The UK National Cyber Security Centre has issued a stark warning of the dangers posed by an ongoing Russian campaign of cyber espionage and attacks against enterprise systems and cloud environments in Europe and around the world.
The Cyber Security Advisory is a joint creation of the NCSC working with the NSA, CISA and FBI in the United States and it details the malicious cyber activity of Russia’s military, the Russian General Staff Main Intelligence Directorate (GRU) and the 85th Main Special Service Center (GTsSS), against organisations around the world. The campaign has been underway since mid 2019 and has targeted: government and military organisations, defence contractors, energy companies, higher education, logistics, law firms, media, political consultants or political parties and think tanks.
The report titled: “Russian GRU Conducting Global Brute Force Campaign to Compromise Enterprise and Cloud Environments” explains the tactics, techniques and procedures (TTPs) used by the threat actors to gain access to targeted networks, compromise credentials and move laterally within the network and gather and steal data. The activities of these Russian military groups are also referred to as: Fancy Bear, APT28 and Strontium in the tech press.
This attack is mainly a brute force attack which uses a Kubernetes cluster to power a widespread brute force attack against Microsoft Office 365 cloud environments, and other hosted and on premises systems. Once access has been secured, the attackers are either taking advantage of the access themselves or passing the credentials to another team to facilitate their own objectives.
What is a brute force attack?
A brute force attack is an attempt to gain access to a system by repeatedly trying different password and or username combinations until a valid one is found.
There are several variations used by attackers, the main ones being credential stuffing and password spraying.
Credential Stuffing uses automated tools to test a large volume of stolen usernames and passwords across multiple sites until one works. It is helped when people re-use passwords on multiple accounts, so a password revealed in a breach on site A, turns out to be a valid login on site B for example.
Password spraying on the other hand attempts to access a large number of sites using either known or easily guessed (think ‘admin’) usernames with a smaller list of commonly used passwords.
How to defend against brute force attacks
There are several steps security managers can take to protect their networks against credential theft attacks in general, as well as this Russian campaign:
The best and first step to defend against credential theft or compromise is to use multi-factor authentication (MFA) – which is widely available on most cloud services and can be readily added to Active Directory for on premise systems. Strong authentication factors (such as One Time Passwords, smart cards or tokens) require something more than just the password to access an account and so protect the network against compromise of the password.
Time based defence
Brute force attacks can be effective because they attempt many combinations in a relatively short period of time. By increasing the time taken to perform an attack, the effectiveness of brute force can be reduced. Consider implementing some of the following time based defences:
Time-out protection increases the time between each login attempt by slowing the user interface. This could be implemented within the login page itself – and so protecting the authentication service from having to deal with the attempts, or the authentication service itself could manage the throttling of the response speed. As soon as the time taken between failed login attempts increases beyond a few seconds most brute force attacks become infeasible.

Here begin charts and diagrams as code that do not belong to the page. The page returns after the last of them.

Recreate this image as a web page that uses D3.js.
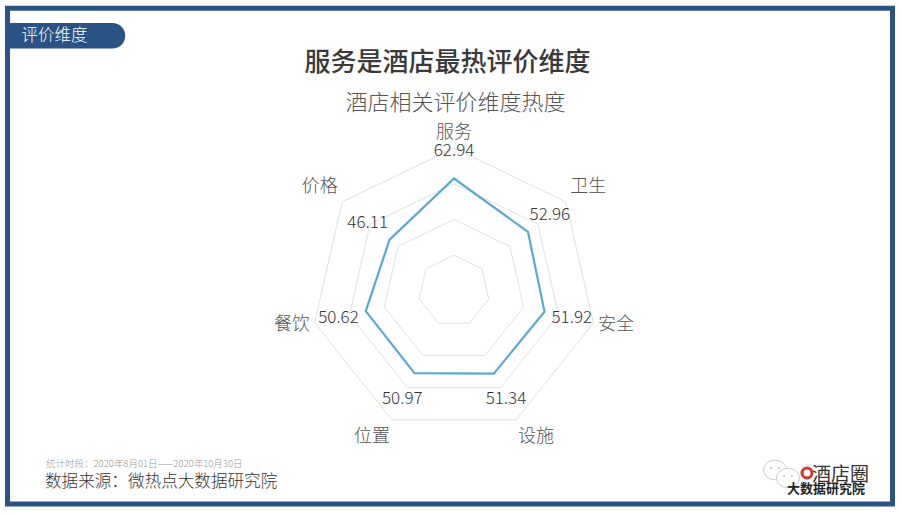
<!DOCTYPE html>
<html><head><meta charset="utf-8">
<script src="https://cdn.jsdelivr.net/npm/d3@7"></script>
<style>html,body{margin:0;padding:0;background:#fff}svg{display:block}text{font-family:"Noto Sans CJK SC","Noto Sans",sans-serif}</style>
</head><body><svg id="c" width="901" height="515"></svg>
<script>
const categories=["服务","卫生","安全","设施","位置","餐饮","价格"];
const values=[62.94,52.96,51.92,51.34,50.97,50.62,46.11];
const ringTicks=[20,40,60,80];
const badgeText="评价维度";
const titleText="服务是酒店最热评价维度";
const subtitleText="酒店相关评价维度热度";
const periodText="统计时段：2020年8月01日——2020年10月30日";
const sourceText="数据来源：微热点大数据研究院";

const cx=454,cy=291,navy="#285384";
const svg=d3.select("#c");
svg.append("rect").attr("x",7.5).attr("y",8.25).attr("width",885).attr("height",495.75)
  .attr("fill","#fff").attr("stroke",navy).attr("stroke-width",5);
svg.append("path").attr("fill",navy).attr("d","M10,23H112.5A12.5,12.5 0 0 1 112.5,48.5H10Z");
svg.append("text").attr("x",21.5).attr("y",41).attr("font-size",16.5).attr("font-weight",300).attr("fill","#fff").text(badgeText);
svg.append("text").attr("x",447.5).attr("y",71).attr("text-anchor","middle").attr("font-size",26)
  .attr("font-weight",500).attr("fill","#3a3a3a").text(titleText);
svg.append("text").attr("x",455.5).attr("y",110).attr("text-anchor","middle").attr("font-size",22)
  .attr("font-weight",300).attr("fill","#555").text(subtitleText);

const r=d3.scaleLinear().domain([0,80]).range([0,143]);
const angle=d3.scalePoint().domain(categories).range([0,2*Math.PI*(1-1/categories.length)]);
const radial=d3.lineRadial().curve(d3.curveLinearClosed);
const g=svg.append("g").attr("transform",`translate(${cx},${cy})`);
g.selectAll("path.ring").data(ringTicks).join("path").attr("class","ring")
  .attr("d",t=>radial(categories.map(c=>[angle(c),r(t)])))
  .attr("fill","none").attr("stroke","#e0e0e0").attr("stroke-width",1);
g.append("path").attr("d",radial(categories.map((c,i)=>[angle(c),r(values[i])])))
  .attr("fill","none").attr("stroke","#5aa9d2").attr("stroke-width",2.2);
const px=(c,d)=>Math.sin(angle(c))*d, py=(c,d)=>-Math.cos(angle(c))*d;
g.selectAll("text.val").data(categories).join("text").attr("class","val")
  .attr("x",(c,i)=>px(c,r(values[i])+28)).attr("y",(c,i)=>py(c,r(values[i])+28))
  .attr("dy","0.32em").attr("text-anchor","middle").attr("font-size",17).attr("font-weight",300).attr("fill","#333")
  .text((c,i)=>values[i].toFixed(2));
const nudgeX=c=>{const s=Math.sin(angle(c)),k=Math.cos(angle(c));return Math.abs(s)<.01?0:Math.sign(s)*(k<-.5?20:22.5);};
const nudgeY=c=>{const k=Math.cos(angle(c));return Math.abs(k)<.5?1:-Math.sign(k)*16;};
g.selectAll("text.cat").data(categories).join("text").attr("class","cat")
  .attr("x",c=>px(c,r(80))+nudgeX(c)).attr("y",c=>py(c,r(80))+nudgeY(c))
  .attr("dy","0.34em").attr("text-anchor","middle").attr("font-size",18).attr("font-weight",300).attr("fill","#555").text(c=>c);

svg.append("text").attr("x",46).attr("y",467).attr("font-size",9.5).attr("font-weight",300).attr("fill","#999").text(periodText);
svg.append("text").attr("x",45).attr("y",487).attr("font-size",16.6).attr("font-weight",300).attr("fill","#333").text(sourceText);

// logo
const logo=svg.append("g");
[[775,470,11.5],[788,478,11.5]].forEach(b=>{
  logo.append("ellipse").attr("cx",b[0]).attr("cy",b[1]).attr("rx",b[2]).attr("ry",b[2]*.85)
    .attr("fill","#fff").attr("stroke","#ccc").attr("stroke-width",1);
  [-4,4].forEach(d=>logo.append("circle").attr("cx",b[0]+d).attr("cy",b[1]-2).attr("r",1).attr("fill","#bbb"));
});
logo.append("circle").attr("cx",807).attr("cy",473).attr("r",5).attr("fill","none").attr("stroke","#d9342b").attr("stroke-width",3);
logo.append("text").attr("x",787).attr("y",493).attr("font-size",13).attr("font-weight",700).attr("fill","#222").text("大数据研究院");
logo.append("text").attr("x",812).attr("y",481).attr("font-size",19).attr("fill","#333").text("酒店圈");
</script></body></html>
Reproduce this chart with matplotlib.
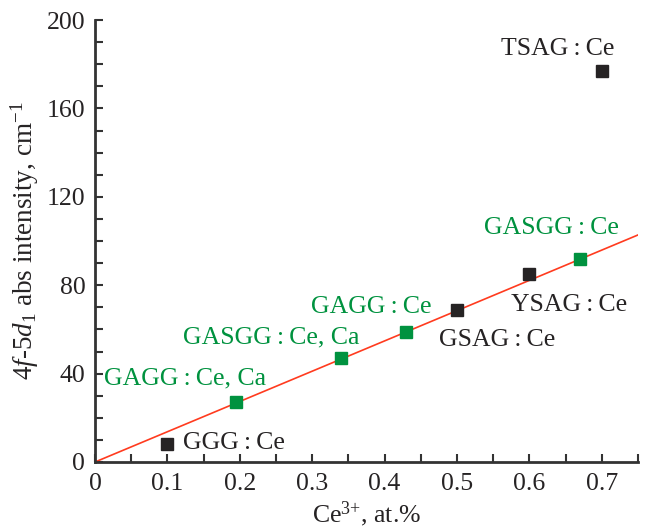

Lock-out protection imposes a hard limit on the number of failed login attempts permitted within a defined window. For example, if more than 10 login attempts fail within a 24 hour period, the account in question becomes locked and human intervention is required to unlock the account (and investigate why the lockout happened). Care should be taken with this approach to ensure a malicious user could not deliberately cause an account to become locked that is required for normal system operations – such as a service owner account – and so cause a component to fail resulting in a kind of denial-of-service event.
Dictionary and complexity defence
When a password is first set or changed, it can be checked against a dictionary of disallowed words (common password choices) and its complexity evaluated. This prevents passwords from being chosen that will be vulnerable to brute force attack – either because they are common and easily guessed or too short.
Use captchas for people
For human interfaces, use a captcha system to hinder scripted attacks.
Check access logs
Use automated tools, such as SIEM, to analyse audit access logs and detect anomalous access requests and alert security staff to investigate.
Adopt Zero Trust Security
Move towards a Zero Trust Security model that considers additional attributes when making authorisation and authentication decisions (such as device information, access path and environmental factors) allowing requests using valid passwords to be denied. One first step in this direction recommended in the NCSC report is to automatically deny connections attempts made through anonymisation services such as the TOR network or VPN services not normally used by the business.